Supplied material:
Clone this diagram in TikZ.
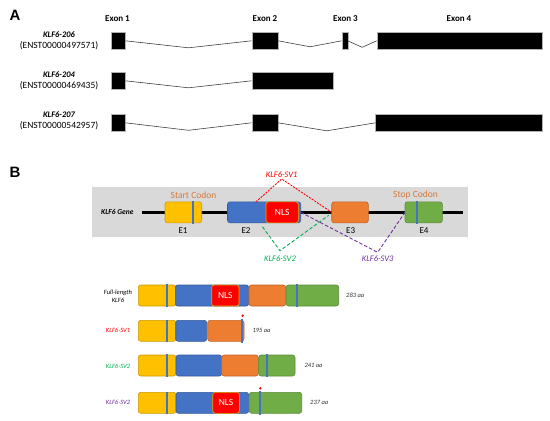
\documentclass[tikz,border=0pt]{standalone}
\usepackage{fontspec}
\setmainfont{Carlito}
\newfontfamily\panelfont{Liberation Sans}
\usepackage{tikz}
\usetikzlibrary{positioning, calc}

\definecolor{exyellow}{HTML}{FFC000}
\definecolor{exblue}{HTML}{4472C4}
\definecolor{exorange}{HTML}{ED7D31}
\definecolor{exgreen}{HTML}{70AD47}
\definecolor{codon}{HTML}{D57B3C}
\definecolor{svred}{HTML}{FF0000}
\definecolor{svgreen}{HTML}{00B050}
\definecolor{svpurple}{HTML}{7030A0}
\definecolor{bandgray}{HTML}{D9D9D9}

\begin{document}
\begin{tikzpicture}[x=1pt, y=-1pt,
    panellab/.style={font=\panelfont\bfseries\fontsize{15}{15}\selectfont},
    exonlab/.style={font=\bfseries\fontsize{9}{10}\selectfont},
    txlab/.style={align=center, font=\fontsize{9.5}{10.5}\selectfont},
    exon/.style={draw=gray!60, line width=0.4pt, fill=black, inner sep=0pt, outer sep=0pt, anchor=north west},
    intron/.style={draw=black!75, line width=0.6pt},
    seg/.style={rounded corners=2.5pt, line width=0.6pt, inner sep=0pt, outer sep=0pt, minimum height=21pt, anchor=west},
    yel/.style={seg, fill=exyellow, draw=exyellow!80!black},
    blu/.style={seg, fill=exblue, draw=exblue!80!black},
    org/.style={seg, fill=exorange, draw=exorange!80!black},
    grn/.style={seg, fill=exgreen, draw=exgreen!80!black},
    nls/.style={seg, fill=red, draw=exyellow!90!black, text=white, font=\fontsize{9.5}{10}\selectfont},
    marker/.style={draw=exblue, line width=2pt},
    codonlab/.style={text=codon, font=\fontsize{9.5}{10}\selectfont},
    elab/.style={font=\fontsize{9}{10}\selectfont},
    svlab/.style={inner sep=0.5pt, font=\itshape\fontsize{8.5}{9}\selectfont},
    svline/.style={line width=0.9pt, dash pattern=on 3.5pt off 2pt},
    rowlab/.style={align=center, font=\itshape\fontsize{6.5}{7.3}\selectfont},
    aalab/.style={text=black!80, font=\itshape\fontsize{6.5}{7}\selectfont}]

    % 背景
    \fill[white] (0,0) rectangle (550,421);

    % パネルA
    \node[panellab] (labA) at (15,15) {A};
    \node[exonlab] (x1) at (117.5,19) {Exon 1};
    \node[exonlab] (x2) at (265,19) {Exon 2};
    \node[exonlab] (x3) at (345.5,19) {Exon 3};
    \node[exonlab] (x4) at (459,19) {Exon 4};

    % 転写産物のラベル
    \node[txlab] (t206) at (59,41) {{\bfseries\itshape\fontsize{8.5}{10.5}\selectfont KLF6-206}\\(ENST00000497571)};
    \node[txlab] (t204) at (59,81) {{\bfseries\itshape\fontsize{8.5}{10.5}\selectfont KLF6-204}\\(ENST00000469435)};
    \node[txlab] (t207) at (59,121) {{\bfseries\itshape\fontsize{8.5}{10.5}\selectfont KLF6-207}\\(ENST00000542957)};

    % KLF6-206
    \node[exon, minimum width=14.6, minimum height=17] (a1) at (110.7,32.3) {};
    \node[exon, minimum width=26.6, minimum height=17] (a2) at (251.7,32.3) {};
    \node[exon, minimum width=6, minimum height=17] (a3) at (341.7,32.3) {};
    \node[exon, minimum width=165, minimum height=17] (a4) at (376.7,32.3) {};
    \draw[intron] (a1.east) -- ($(a1.east)!.5!(a2.west)+(0,7)$) -- (a2.west);
    \draw[intron] (a2.east) -- ($(a2.east)!.5!(a3.west)+(0,6)$) -- (a3.west);
    \draw[intron] (a3.east) -- ($(a3.east)!.5!(a4.west)+(0,6.5)$) -- (a4.west);

    % KLF6-204
    \node[exon, minimum width=14.6, minimum height=17] (b1) at (110.7,72.3) {};
    \node[exon, minimum width=81, minimum height=17] (b2) at (251.7,72.3) {};
    \draw[intron] (b1.east) -- ($(b1.east)!.5!(b2.west)+(0,7)$) -- (b2.west);

    % KLF6-207
    \node[exon, minimum width=14.6, minimum height=17] (c1) at (110.7,114.3) {};
    \node[exon, minimum width=26.3, minimum height=17] (c2) at (251.7,114.3) {};
    \node[exon, minimum width=166.2, minimum height=17] (c4) at (375.5,114.3) {};
    \draw[intron] (c1.east) -- ($(c1.east)!.5!(c2.west)+(0,7.5)$) -- (c2.west);
    \draw[intron] (c2.east) -- ($(c2.east)!.5!(c4.west)+(0,8)$) -- (c4.west);

    % パネルB
    \node[panellab] (labB) at (15,172) {B};
    \fill[bandgray] (91.5,187) rectangle (468,237);

    % 遺伝子の線
    \coordinate (gs) at (142.3,212.3);
    \coordinate (ge) at (463.3,212.3);
    \draw[line width=2.6pt] (gs) -- (ge);
    \node[anchor=east, font=\bfseries\itshape\fontsize{7.5}{8}\selectfont] (gene) at (137,212.3) {KLF6 Gene};

    % エクソン
    \node[yel, minimum width=36.7] (e1) at (165,212.3) {};
    \node[blu, minimum width=73.2] (e2) at (227.5,212.3) {};
    \node[nls, minimum width=32.3] (nls) at (266,212.3) {NLS};
    \node[org, minimum width=36.6] (e3) at (331.7,212.3) {};
    \node[grn, minimum width=37.3] (e4) at (405,212.3) {};
    \draw[marker] (193.3,200.5) -- (193.3,224);
    \draw[marker] (416.7,200.5) -- (416.7,224);

    \node[elab] (e1lab) at (183,231) {E1};
    \node[elab] (e2lab) at (246,231) {E2};
    \node[elab] (e3lab) at (350.7,231) {E3};
    \node[elab] (e4lab) at (424,231) {E4};
    \node[codonlab] (start) at (193.5,195) {Start Codon};
    \node[codonlab] (stop) at (415.5,195) {Stop Codon};

    % スプライシング
    \coordinate (v1) at (281.7,179);
    \coordinate (v2) at (280,250.7);
    \coordinate (v3) at (377.7,252.3);
    \node[svlab, text=svred, above=1pt of v1] (sv1) {KLF6-SV1};
    \node[svlab, text=svgreen, below=4.5pt of v2] (sv2) {KLF6-SV2};
    \node[svlab, text=svpurple, below=3pt of v3] (sv3) {KLF6-SV3};
    \draw[svline, svred, dash pattern=on 2pt off 1.2pt] ($(e2.north west)+(28.5,0)$) -- (v1) -- (e3.west);
    \draw[svline, svgreen] ($(e2.south west)+(35,4)$) -- (v2) -- ($(e3.west)+(-3,3)$);
    \draw[svline, svpurple] (e2.east) -- (v3) -- (e4.west);

    % タンパク質
    \node[rowlab] (fl) at (118,296.3) {Full-length\\KLF6};
    \node[rowlab, text=svred] (r1) at (118,330.7) {KLF6-SV1};
    \node[rowlab, text=svgreen] (r2) at (118,366) {KLF6-SV2};
    \node[rowlab, text=svpurple] (r3) at (118,402.7) {KLF6-SV2};

    % 全長
    \node[yel, minimum width=37.7] (f1) at (138.3,295.5) {};
    \node[blu, minimum width=73.4] (f2) at (175.3,295.5) {};
    \node[nls, minimum width=27.3] (f2n) at (211.7,295.5) {NLS};
    \node[org, minimum width=36.7] (f3) at (249,295.5) {};
    \node[grn, minimum width=52.7] (f4) at (286,295.5) {};
    \draw[marker] (167,284) -- (167,307);
    \draw[marker] (297.3,284) -- (297.3,307);
    \node[aalab, anchor=west] (f283) at ($(f4.east)+(4,0)$) {283 aa};

    % SV1
    \node[yel, minimum width=37.7] (s1) at (138.3,330.8) {};
    \node[blu, minimum width=31] (s2) at (175.7,330.8) {};
    \node[org, minimum width=36.3] (s3) at (207.7,330.8) {};
    \draw[marker] (167,319.5) -- (167,342);
    \draw[marker] (242.3,319) -- (242.3,342.5);
    \fill[svred] (242.7,315.7) circle[radius=1.3];
    \node[aalab, anchor=west] (s195) at ($(s3.east)+(5,0)$) {195 aa};

    % SV2
    \node[yel, minimum width=37.7] (p1) at (138.3,365.5) {};
    \node[blu, minimum width=45.7] (p2) at (176,365.5) {};
    \node[org, minimum width=36.6] (p3) at (221.7,365.5) {};
    \node[grn, minimum width=36.3] (p4) at (258.7,365.5) {};
    \draw[marker] (166.5,354) -- (166.5,377);
    \draw[marker] (267.3,354) -- (267.3,377);
    \node[aalab, anchor=west] (p241) at ($(p4.east)+(6,0)$) {241 aa};

    % SV3
    \node[yel, minimum width=37.7] (q1) at (138.3,402.8) {};
    \node[blu, minimum width=72.7] (q2) at (176,402.8) {};
    \node[nls, minimum width=26.6] (q2n) at (212.7,402.8) {NLS};
    \node[grn, minimum width=52.4] (q4) at (249.3,402.8) {};
    \draw[marker] (166.7,391.5) -- (166.7,414);
    \draw[marker] (260.3,391) -- (260.3,414.5);
    \fill[svred] (260.3,388.3) circle[radius=1.3];
    \node[aalab, anchor=west] (q237) at ($(q4.east)+(5,0)$) {237 aa};
\end{tikzpicture}
\end{document}
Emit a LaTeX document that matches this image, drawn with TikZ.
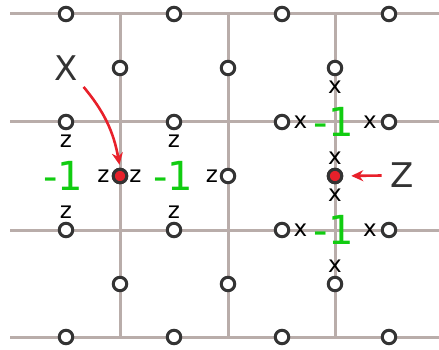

What is needed:
Please take the lines from the beginning of the data above through the line holding "(x4) at (459,19)" and transcribe them exactly, without any pictures.

Output for this exercise:
Clone this diagram in TikZ.
\documentclass[tikz,border=0pt]{standalone}
\usepackage{fontspec}
\setmainfont{Carlito}
\newfontfamily\panelfont{Liberation Sans}
\usepackage{tikz}
\usetikzlibrary{positioning, calc}

\definecolor{exyellow}{HTML}{FFC000}
\definecolor{exblue}{HTML}{4472C4}
\definecolor{exorange}{HTML}{ED7D31}
\definecolor{exgreen}{HTML}{70AD47}
\definecolor{codon}{HTML}{D57B3C}
\definecolor{svred}{HTML}{FF0000}
\definecolor{svgreen}{HTML}{00B050}
\definecolor{svpurple}{HTML}{7030A0}
\definecolor{bandgray}{HTML}{D9D9D9}

\begin{document}
\begin{tikzpicture}[x=1pt, y=-1pt,
    panellab/.style={font=\panelfont\bfseries\fontsize{15}{15}\selectfont},
    exonlab/.style={font=\bfseries\fontsize{9}{10}\selectfont},
    txlab/.style={align=center, font=\fontsize{9.5}{10.5}\selectfont},
    exon/.style={draw=gray!60, line width=0.4pt, fill=black, inner sep=0pt, outer sep=0pt, anchor=north west},
    intron/.style={draw=black!75, line width=0.6pt},
    seg/.style={rounded corners=2.5pt, line width=0.6pt, inner sep=0pt, outer sep=0pt, minimum height=21pt, anchor=west},
    yel/.style={seg, fill=exyellow, draw=exyellow!80!black},
    blu/.style={seg, fill=exblue, draw=exblue!80!black},
    org/.style={seg, fill=exorange, draw=exorange!80!black},
    grn/.style={seg, fill=exgreen, draw=exgreen!80!black},
    nls/.style={seg, fill=red, draw=exyellow!90!black, text=white, font=\fontsize{9.5}{10}\selectfont},
    marker/.style={draw=exblue, line width=2pt},
    codonlab/.style={text=codon, font=\fontsize{9.5}{10}\selectfont},
    elab/.style={font=\fontsize{9}{10}\selectfont},
    svlab/.style={inner sep=0.5pt, font=\itshape\fontsize{8.5}{9}\selectfont},
    svline/.style={line width=0.9pt, dash pattern=on 3.5pt off 2pt},
    rowlab/.style={align=center, font=\itshape\fontsize{6.5}{7.3}\selectfont},
    aalab/.style={text=black!80, font=\itshape\fontsize{6.5}{7}\selectfont}]

    % 背景
    \fill[white] (0,0) rectangle (550,421);

    % パネルA
    \node[panellab] (labA) at (15,15) {A};
    \node[exonlab] (x1) at (117.5,19) {Exon 1};
    \node[exonlab] (x2) at (265,19) {Exon 2};
    \node[exonlab] (x3) at (345.5,19) {Exon 3};
    \node[exonlab] (x4) at (459,19) {Exon 4};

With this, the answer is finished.